Inclusion of Specific Sums in the Lien
The court also addressed the contention regarding the inclusion of a specific amount, $5,188.71, in the lien against the charter policies. It determined that this amount represented excess benefits received by charter policyholders beyond what was warranted by their actual earnings. The court found that such inclusion was justified, as it reflected an impairment of the reserve that had been allocated specifically for the charter policies. By allowing this sum to be part of the lien, the court aimed to rectify the imbalance created by the previous discriminatory dividend provisions. This decision emphasized the importance of ensuring that all policyholders were treated equitably and that excess benefits were accounted for in a manner that respected the rights of all affected parties.

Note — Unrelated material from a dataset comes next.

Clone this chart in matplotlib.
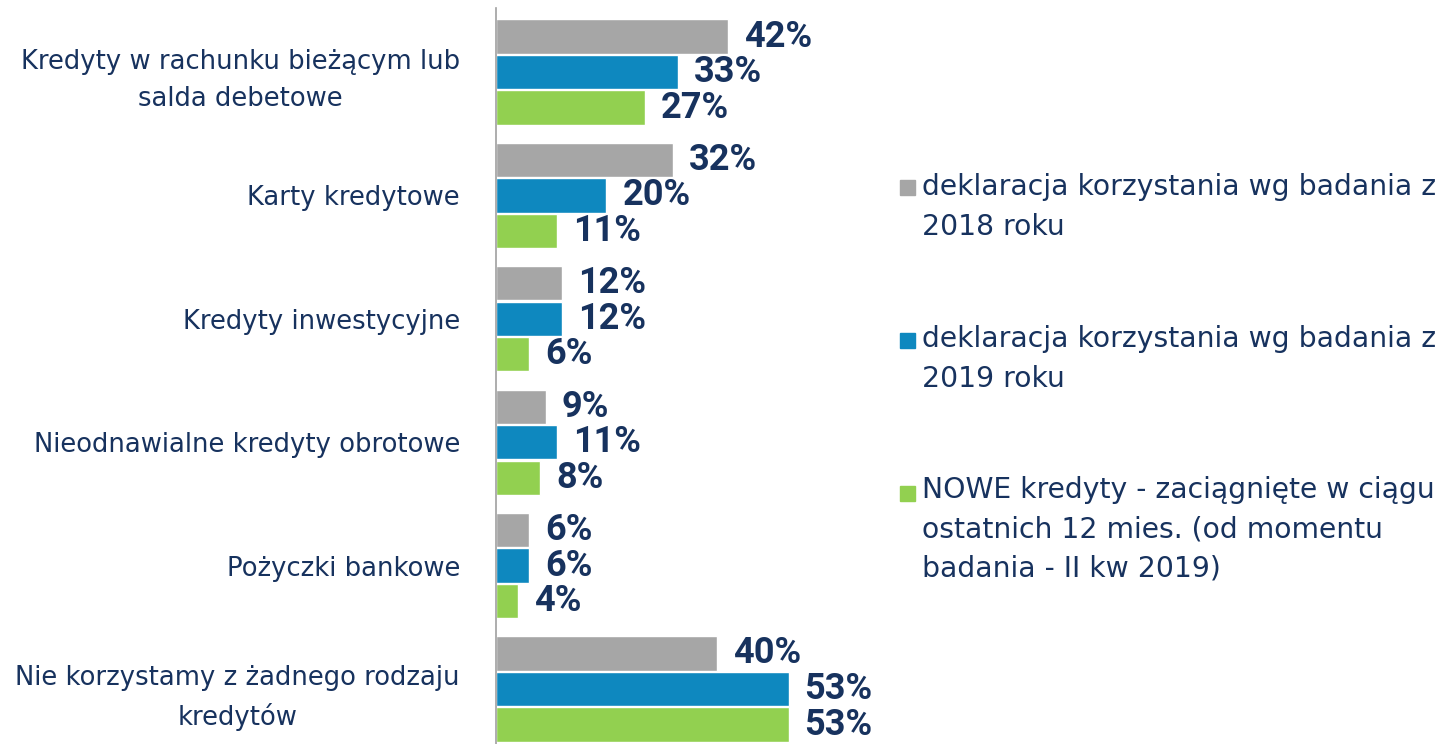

Conclusion on the Trial Court's Decisions
Ultimately, the Minnesota Supreme Court affirmed the trial court's findings and the decisions made regarding the accounting and adjustments necessary to remedy the discrimination between charter and non-charter policyholders. The court's analysis confirmed that the special dividend provisions of the charter policies were illegal and discriminatory, and it endorsed the equitable measures instituted by the trial court to protect the rights of all policyholders. The court clarified that the adjustments made were essential to prevent ongoing discrimination and to ensure compliance with statutory requirements governing insurance practices. By upholding the trial court's plan, the Minnesota Supreme Court reinforced the principle that all policyholders should share in the profits of the insurance company in a fair and just manner.